- THE TASK -
Below are entries; tally how many lines hold the string "this" and answer with only that figure.

- SUPPLIED DATA -
● ● ● ● ● ● ●

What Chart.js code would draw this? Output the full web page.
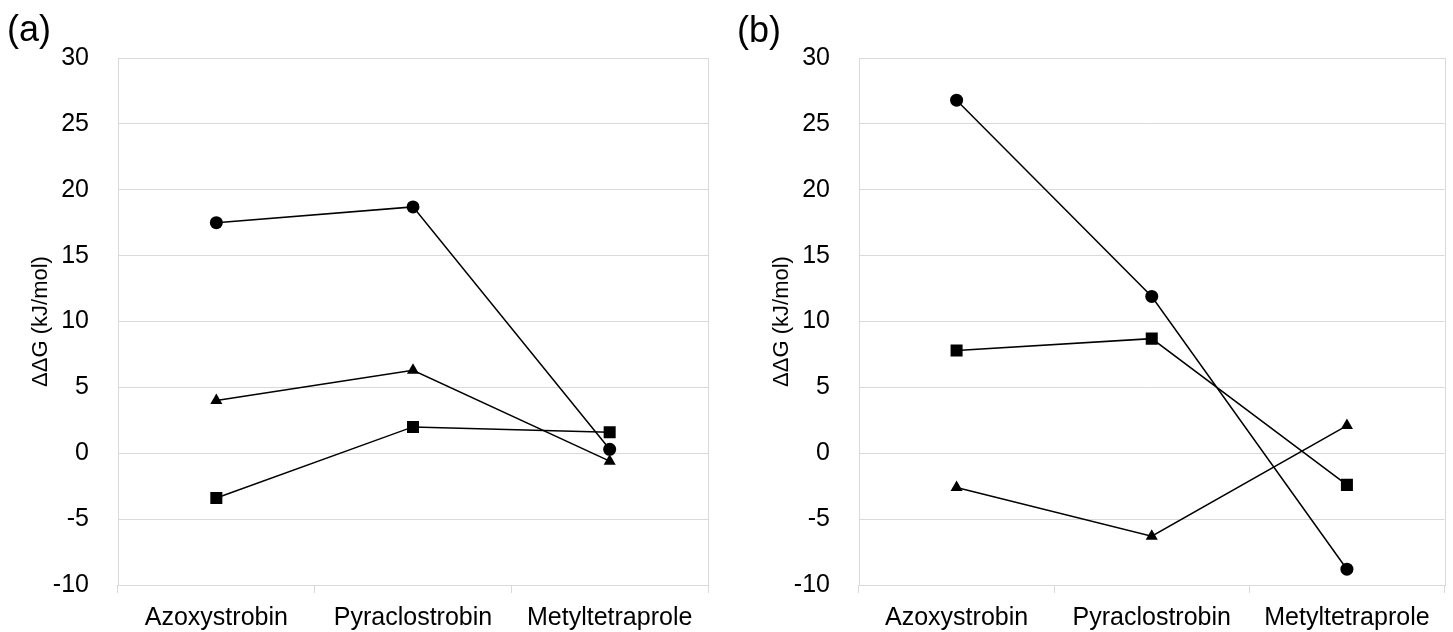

● ● ● ● ● ● ●

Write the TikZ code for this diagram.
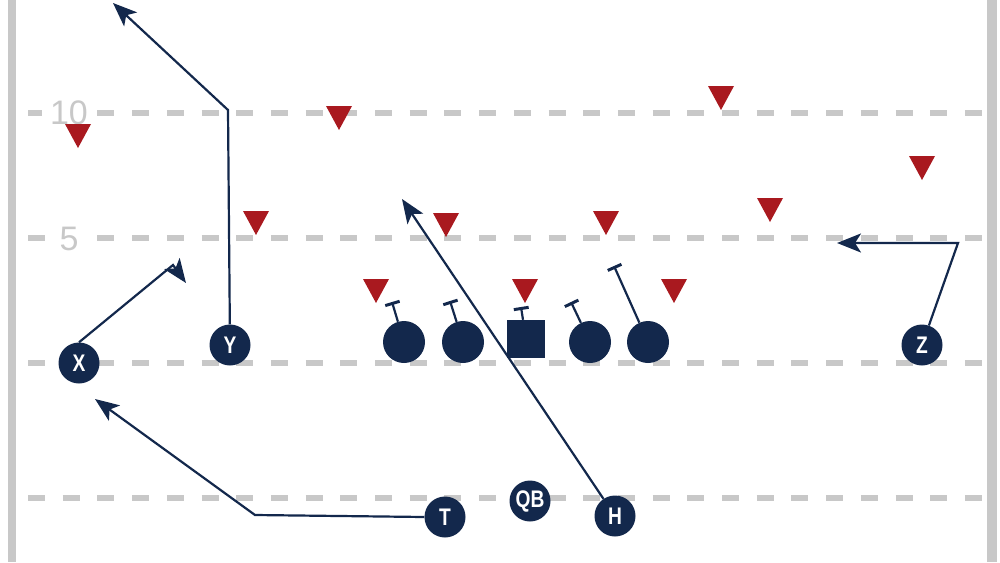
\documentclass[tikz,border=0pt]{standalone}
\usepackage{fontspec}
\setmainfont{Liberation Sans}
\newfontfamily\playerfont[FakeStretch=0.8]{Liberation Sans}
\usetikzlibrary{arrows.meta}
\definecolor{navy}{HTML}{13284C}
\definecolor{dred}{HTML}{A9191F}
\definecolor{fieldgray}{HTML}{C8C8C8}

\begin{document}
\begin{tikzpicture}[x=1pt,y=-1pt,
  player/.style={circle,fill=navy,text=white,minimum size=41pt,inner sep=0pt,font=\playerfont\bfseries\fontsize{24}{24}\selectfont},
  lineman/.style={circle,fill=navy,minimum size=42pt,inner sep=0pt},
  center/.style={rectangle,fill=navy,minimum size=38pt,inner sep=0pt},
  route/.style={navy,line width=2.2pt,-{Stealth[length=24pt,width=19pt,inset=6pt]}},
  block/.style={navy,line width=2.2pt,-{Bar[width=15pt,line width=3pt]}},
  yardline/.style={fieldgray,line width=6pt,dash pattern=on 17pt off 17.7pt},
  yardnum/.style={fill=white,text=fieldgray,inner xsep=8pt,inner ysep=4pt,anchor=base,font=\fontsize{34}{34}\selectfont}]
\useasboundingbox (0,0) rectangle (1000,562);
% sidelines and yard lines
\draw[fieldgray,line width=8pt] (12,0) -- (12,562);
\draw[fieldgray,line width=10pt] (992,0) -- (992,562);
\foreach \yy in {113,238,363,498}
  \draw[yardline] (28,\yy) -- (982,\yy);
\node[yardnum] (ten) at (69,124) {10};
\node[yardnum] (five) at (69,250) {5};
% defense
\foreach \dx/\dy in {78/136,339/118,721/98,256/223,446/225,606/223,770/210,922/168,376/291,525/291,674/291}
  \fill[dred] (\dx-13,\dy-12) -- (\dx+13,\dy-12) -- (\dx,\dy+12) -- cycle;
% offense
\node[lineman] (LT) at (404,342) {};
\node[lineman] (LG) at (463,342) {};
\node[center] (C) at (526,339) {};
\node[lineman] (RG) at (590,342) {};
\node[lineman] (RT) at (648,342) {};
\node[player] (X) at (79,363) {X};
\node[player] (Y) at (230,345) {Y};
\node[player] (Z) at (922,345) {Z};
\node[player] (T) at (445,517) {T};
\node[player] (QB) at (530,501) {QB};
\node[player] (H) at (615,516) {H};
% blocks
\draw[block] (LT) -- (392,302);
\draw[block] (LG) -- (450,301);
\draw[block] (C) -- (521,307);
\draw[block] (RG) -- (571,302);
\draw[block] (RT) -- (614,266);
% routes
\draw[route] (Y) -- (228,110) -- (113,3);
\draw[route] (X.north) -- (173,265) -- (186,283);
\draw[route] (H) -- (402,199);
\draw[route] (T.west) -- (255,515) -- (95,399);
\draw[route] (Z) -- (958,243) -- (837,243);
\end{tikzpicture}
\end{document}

● ● ● ● ● ● ●

- EXERCISE SOLUTION -
2